╭──
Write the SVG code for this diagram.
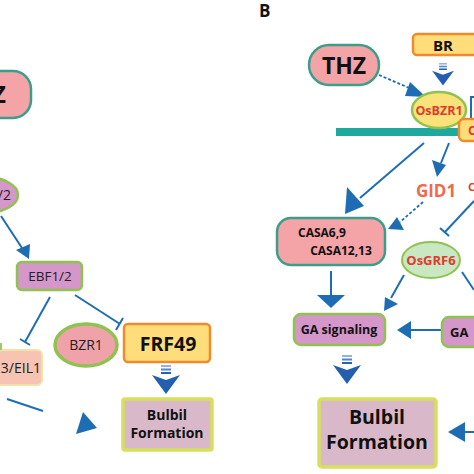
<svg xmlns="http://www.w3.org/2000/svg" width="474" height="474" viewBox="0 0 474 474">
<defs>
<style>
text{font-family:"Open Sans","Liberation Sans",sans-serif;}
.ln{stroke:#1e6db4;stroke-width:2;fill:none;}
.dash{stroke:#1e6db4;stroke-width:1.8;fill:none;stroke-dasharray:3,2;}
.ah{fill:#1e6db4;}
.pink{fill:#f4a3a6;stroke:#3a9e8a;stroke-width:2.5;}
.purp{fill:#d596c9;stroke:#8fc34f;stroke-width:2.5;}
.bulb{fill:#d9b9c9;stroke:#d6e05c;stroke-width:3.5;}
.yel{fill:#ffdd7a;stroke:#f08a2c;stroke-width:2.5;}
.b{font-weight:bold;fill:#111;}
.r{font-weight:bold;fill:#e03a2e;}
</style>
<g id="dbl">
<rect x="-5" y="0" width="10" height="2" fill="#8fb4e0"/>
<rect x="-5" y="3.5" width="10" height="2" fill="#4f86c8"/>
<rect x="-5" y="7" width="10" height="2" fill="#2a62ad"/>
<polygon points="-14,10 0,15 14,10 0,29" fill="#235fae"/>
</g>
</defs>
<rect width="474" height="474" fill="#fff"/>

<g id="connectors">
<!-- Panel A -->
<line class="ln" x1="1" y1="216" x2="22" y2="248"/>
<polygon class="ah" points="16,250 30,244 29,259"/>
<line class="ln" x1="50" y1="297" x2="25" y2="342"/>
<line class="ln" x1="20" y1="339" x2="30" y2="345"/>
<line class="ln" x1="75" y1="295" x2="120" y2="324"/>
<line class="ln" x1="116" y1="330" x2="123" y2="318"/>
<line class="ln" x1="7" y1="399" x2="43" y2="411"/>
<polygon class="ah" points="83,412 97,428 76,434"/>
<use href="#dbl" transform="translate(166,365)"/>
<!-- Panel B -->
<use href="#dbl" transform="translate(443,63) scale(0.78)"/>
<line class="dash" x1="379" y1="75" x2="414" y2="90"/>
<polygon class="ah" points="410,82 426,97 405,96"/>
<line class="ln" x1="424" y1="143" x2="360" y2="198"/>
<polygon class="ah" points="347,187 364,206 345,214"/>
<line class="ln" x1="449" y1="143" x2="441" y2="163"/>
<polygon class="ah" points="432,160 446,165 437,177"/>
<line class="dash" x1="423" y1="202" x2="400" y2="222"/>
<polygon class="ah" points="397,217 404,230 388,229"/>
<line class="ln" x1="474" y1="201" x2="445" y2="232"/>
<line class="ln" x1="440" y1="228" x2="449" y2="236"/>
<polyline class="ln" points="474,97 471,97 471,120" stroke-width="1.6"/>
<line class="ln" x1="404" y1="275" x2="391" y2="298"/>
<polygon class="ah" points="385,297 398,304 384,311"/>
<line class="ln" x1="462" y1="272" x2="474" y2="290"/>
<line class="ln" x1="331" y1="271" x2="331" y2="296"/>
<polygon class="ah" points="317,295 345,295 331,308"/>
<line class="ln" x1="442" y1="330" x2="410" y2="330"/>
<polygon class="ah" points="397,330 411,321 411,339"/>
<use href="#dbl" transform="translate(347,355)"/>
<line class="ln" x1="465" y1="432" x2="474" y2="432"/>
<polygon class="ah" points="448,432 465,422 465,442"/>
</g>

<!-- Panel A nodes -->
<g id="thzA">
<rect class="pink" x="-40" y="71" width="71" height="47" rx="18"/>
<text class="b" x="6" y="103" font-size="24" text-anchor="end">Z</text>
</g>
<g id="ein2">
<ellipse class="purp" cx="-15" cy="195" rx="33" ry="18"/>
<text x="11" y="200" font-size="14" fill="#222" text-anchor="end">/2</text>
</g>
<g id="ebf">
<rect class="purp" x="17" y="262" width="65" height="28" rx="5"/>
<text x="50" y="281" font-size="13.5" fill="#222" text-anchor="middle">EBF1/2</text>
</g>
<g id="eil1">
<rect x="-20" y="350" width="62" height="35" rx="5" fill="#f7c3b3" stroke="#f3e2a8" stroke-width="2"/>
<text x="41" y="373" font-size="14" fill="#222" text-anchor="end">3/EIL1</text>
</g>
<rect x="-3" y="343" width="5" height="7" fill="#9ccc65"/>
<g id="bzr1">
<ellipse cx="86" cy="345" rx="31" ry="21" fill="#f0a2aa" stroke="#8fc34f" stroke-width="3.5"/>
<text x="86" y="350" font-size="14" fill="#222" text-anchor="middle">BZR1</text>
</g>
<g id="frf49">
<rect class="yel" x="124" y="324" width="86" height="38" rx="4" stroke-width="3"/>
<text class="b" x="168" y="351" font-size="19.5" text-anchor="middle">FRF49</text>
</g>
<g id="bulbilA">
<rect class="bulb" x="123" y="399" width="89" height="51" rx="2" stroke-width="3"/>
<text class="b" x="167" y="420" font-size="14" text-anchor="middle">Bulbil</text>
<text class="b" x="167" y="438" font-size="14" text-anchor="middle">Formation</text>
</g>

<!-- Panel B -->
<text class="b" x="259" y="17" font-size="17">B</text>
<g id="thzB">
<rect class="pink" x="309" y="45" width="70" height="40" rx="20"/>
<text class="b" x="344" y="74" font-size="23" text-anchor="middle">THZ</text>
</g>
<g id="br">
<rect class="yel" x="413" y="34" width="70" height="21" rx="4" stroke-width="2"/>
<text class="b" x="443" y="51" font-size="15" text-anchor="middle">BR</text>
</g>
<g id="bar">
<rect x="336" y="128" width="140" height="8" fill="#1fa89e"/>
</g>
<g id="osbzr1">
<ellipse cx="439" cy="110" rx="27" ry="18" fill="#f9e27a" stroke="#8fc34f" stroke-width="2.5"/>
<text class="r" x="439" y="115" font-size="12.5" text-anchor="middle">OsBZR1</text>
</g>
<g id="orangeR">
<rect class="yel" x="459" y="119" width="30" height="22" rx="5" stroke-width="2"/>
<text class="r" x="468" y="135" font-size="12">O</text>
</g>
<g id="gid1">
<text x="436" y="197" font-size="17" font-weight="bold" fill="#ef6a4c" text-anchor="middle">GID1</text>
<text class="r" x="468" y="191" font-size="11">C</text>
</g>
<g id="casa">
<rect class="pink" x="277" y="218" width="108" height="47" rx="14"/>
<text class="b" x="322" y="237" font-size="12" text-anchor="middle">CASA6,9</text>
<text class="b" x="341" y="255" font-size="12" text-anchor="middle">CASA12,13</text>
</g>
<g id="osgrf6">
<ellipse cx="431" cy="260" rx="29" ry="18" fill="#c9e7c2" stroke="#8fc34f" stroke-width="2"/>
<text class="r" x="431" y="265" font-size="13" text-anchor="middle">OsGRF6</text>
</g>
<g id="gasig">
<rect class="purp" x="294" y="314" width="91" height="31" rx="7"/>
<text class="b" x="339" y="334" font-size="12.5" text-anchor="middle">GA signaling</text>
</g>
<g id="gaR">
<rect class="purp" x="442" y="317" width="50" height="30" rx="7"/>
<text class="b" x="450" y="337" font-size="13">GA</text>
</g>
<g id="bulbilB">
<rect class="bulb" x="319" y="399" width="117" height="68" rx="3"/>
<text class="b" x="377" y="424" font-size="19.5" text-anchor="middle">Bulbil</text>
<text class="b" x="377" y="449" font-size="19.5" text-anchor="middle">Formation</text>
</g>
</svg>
╰──
Give every line back word for word and leave the pictures out.

Write the SVG code for this diagram.
<svg xmlns="http://www.w3.org/2000/svg" width="474" height="474" viewBox="0 0 474 474">
<defs>
<style>
text{font-family:"Open Sans","Liberation Sans",sans-serif;}
.ln{stroke:#1e6db4;stroke-width:2;fill:none;}
.dash{stroke:#1e6db4;stroke-width:1.8;fill:none;stroke-dasharray:3,2;}
.ah{fill:#1e6db4;}
.pink{fill:#f4a3a6;stroke:#3a9e8a;stroke-width:2.5;}
.purp{fill:#d596c9;stroke:#8fc34f;stroke-width:2.5;}
.bulb{fill:#d9b9c9;stroke:#d6e05c;stroke-width:3.5;}
.yel{fill:#ffdd7a;stroke:#f08a2c;stroke-width:2.5;}
.b{font-weight:bold;fill:#111;}
.r{font-weight:bold;fill:#e03a2e;}
</style>
<g id="dbl">
<rect x="-5" y="0" width="10" height="2" fill="#8fb4e0"/>
<rect x="-5" y="3.5" width="10" height="2" fill="#4f86c8"/>
<rect x="-5" y="7" width="10" height="2" fill="#2a62ad"/>
<polygon points="-14,10 0,15 14,10 0,29" fill="#235fae"/>
</g>
</defs>
<rect width="474" height="474" fill="#fff"/>

<g id="connectors">
<!-- Panel A -->
<line class="ln" x1="1" y1="216" x2="22" y2="248"/>
<polygon class="ah" points="16,250 30,244 29,259"/>
<line class="ln" x1="50" y1="297" x2="25" y2="342"/>
<line class="ln" x1="20" y1="339" x2="30" y2="345"/>
<line class="ln" x1="75" y1="295" x2="120" y2="324"/>
<line class="ln" x1="116" y1="330" x2="123" y2="318"/>
<line class="ln" x1="7" y1="399" x2="43" y2="411"/>
<polygon class="ah" points="83,412 97,428 76,434"/>
<use href="#dbl" transform="translate(166,365)"/>
<!-- Panel B -->
<use href="#dbl" transform="translate(443,63) scale(0.78)"/>
<line class="dash" x1="379" y1="75" x2="414" y2="90"/>
<polygon class="ah" points="410,82 426,97 405,96"/>
<line class="ln" x1="424" y1="143" x2="360" y2="198"/>
<polygon class="ah" points="347,187 364,206 345,214"/>
<line class="ln" x1="449" y1="143" x2="441" y2="163"/>
<polygon class="ah" points="432,160 446,165 437,177"/>
<line class="dash" x1="423" y1="202" x2="400" y2="222"/>
<polygon class="ah" points="397,217 404,230 388,229"/>
<line class="ln" x1="474" y1="201" x2="445" y2="232"/>
<line class="ln" x1="440" y1="228" x2="449" y2="236"/>
<polyline class="ln" points="474,97 471,97 471,120" stroke-width="1.6"/>
<line class="ln" x1="404" y1="275" x2="391" y2="298"/>
<polygon class="ah" points="385,297 398,304 384,311"/>
<line class="ln" x1="462" y1="272" x2="474" y2="290"/>
<line class="ln" x1="331" y1="271" x2="331" y2="296"/>
<polygon class="ah" points="317,295 345,295 331,308"/>
<line class="ln" x1="442" y1="330" x2="410" y2="330"/>
<polygon class="ah" points="397,330 411,321 411,339"/>
<use href="#dbl" transform="translate(347,355)"/>
<line class="ln" x1="465" y1="432" x2="474" y2="432"/>
<polygon class="ah" points="448,432 465,422 465,442"/>
</g>

<!-- Panel A nodes -->
<g id="thzA">
<rect class="pink" x="-40" y="71" width="71" height="47" rx="18"/>
<text class="b" x="6" y="103" font-size="24" text-anchor="end">Z</text>
</g>
<g id="ein2">
<ellipse class="purp" cx="-15" cy="195" rx="33" ry="18"/>
<text x="11" y="200" font-size="14" fill="#222" text-anchor="end">/2</text>
</g>
<g id="ebf">
<rect class="purp" x="17" y="262" width="65" height="28" rx="5"/>
<text x="50" y="281" font-size="13.5" fill="#222" text-anchor="middle">EBF1/2</text>
</g>
<g id="eil1">
<rect x="-20" y="350" width="62" height="35" rx="5" fill="#f7c3b3" stroke="#f3e2a8" stroke-width="2"/>
<text x="41" y="373" font-size="14" fill="#222" text-anchor="end">3/EIL1</text>
</g>
<rect x="-3" y="343" width="5" height="7" fill="#9ccc65"/>
<g id="bzr1">
<ellipse cx="86" cy="345" rx="31" ry="21" fill="#f0a2aa" stroke="#8fc34f" stroke-width="3.5"/>
<text x="86" y="350" font-size="14" fill="#222" text-anchor="middle">BZR1</text>
</g>
<g id="frf49">
<rect class="yel" x="124" y="324" width="86" height="38" rx="4" stroke-width="3"/>
<text class="b" x="168" y="351" font-size="19.5" text-anchor="middle">FRF49</text>
</g>
<g id="bulbilA">
<rect class="bulb" x="123" y="399" width="89" height="51" rx="2" stroke-width="3"/>
<text class="b" x="167" y="420" font-size="14" text-anchor="middle">Bulbil</text>
<text class="b" x="167" y="438" font-size="14" text-anchor="middle">Formation</text>
</g>

<!-- Panel B -->
<text class="b" x="259" y="17" font-size="17">B</text>
<g id="thzB">
<rect class="pink" x="309" y="45" width="70" height="40" rx="20"/>
<text class="b" x="344" y="74" font-size="23" text-anchor="middle">THZ</text>
</g>
<g id="br">
<rect class="yel" x="413" y="34" width="70" height="21" rx="4" stroke-width="2"/>
<text class="b" x="443" y="51" font-size="15" text-anchor="middle">BR</text>
</g>
<g id="bar">
<rect x="336" y="128" width="140" height="8" fill="#1fa89e"/>
</g>
<g id="osbzr1">
<ellipse cx="439" cy="110" rx="27" ry="18" fill="#f9e27a" stroke="#8fc34f" stroke-width="2.5"/>
<text class="r" x="439" y="115" font-size="12.5" text-anchor="middle">OsBZR1</text>
</g>
<g id="orangeR">
<rect class="yel" x="459" y="119" width="30" height="22" rx="5" stroke-width="2"/>
<text class="r" x="468" y="135" font-size="12">O</text>
</g>
<g id="gid1">
<text x="436" y="197" font-size="17" font-weight="bold" fill="#ef6a4c" text-anchor="middle">GID1</text>
<text class="r" x="468" y="191" font-size="11">C</text>
</g>
<g id="casa">
<rect class="pink" x="277" y="218" width="108" height="47" rx="14"/>
<text class="b" x="322" y="237" font-size="12" text-anchor="middle">CASA6,9</text>
<text class="b" x="341" y="255" font-size="12" text-anchor="middle">CASA12,13</text>
</g>
<g id="osgrf6">
<ellipse cx="431" cy="260" rx="29" ry="18" fill="#c9e7c2" stroke="#8fc34f" stroke-width="2"/>
<text class="r" x="431" y="265" font-size="13" text-anchor="middle">OsGRF6</text>
</g>
<g id="gasig">
<rect class="purp" x="294" y="314" width="91" height="31" rx="7"/>
<text class="b" x="339" y="334" font-size="12.5" text-anchor="middle">GA signaling</text>
</g>
<g id="gaR">
<rect class="purp" x="442" y="317" width="50" height="30" rx="7"/>
<text class="b" x="450" y="337" font-size="13">GA</text>
</g>
<g id="bulbilB">
<rect class="bulb" x="319" y="399" width="117" height="68" rx="3"/>
<text class="b" x="377" y="424" font-size="19.5" text-anchor="middle">Bulbil</text>
<text class="b" x="377" y="449" font-size="19.5" text-anchor="middle">Formation</text>
</g>
</svg>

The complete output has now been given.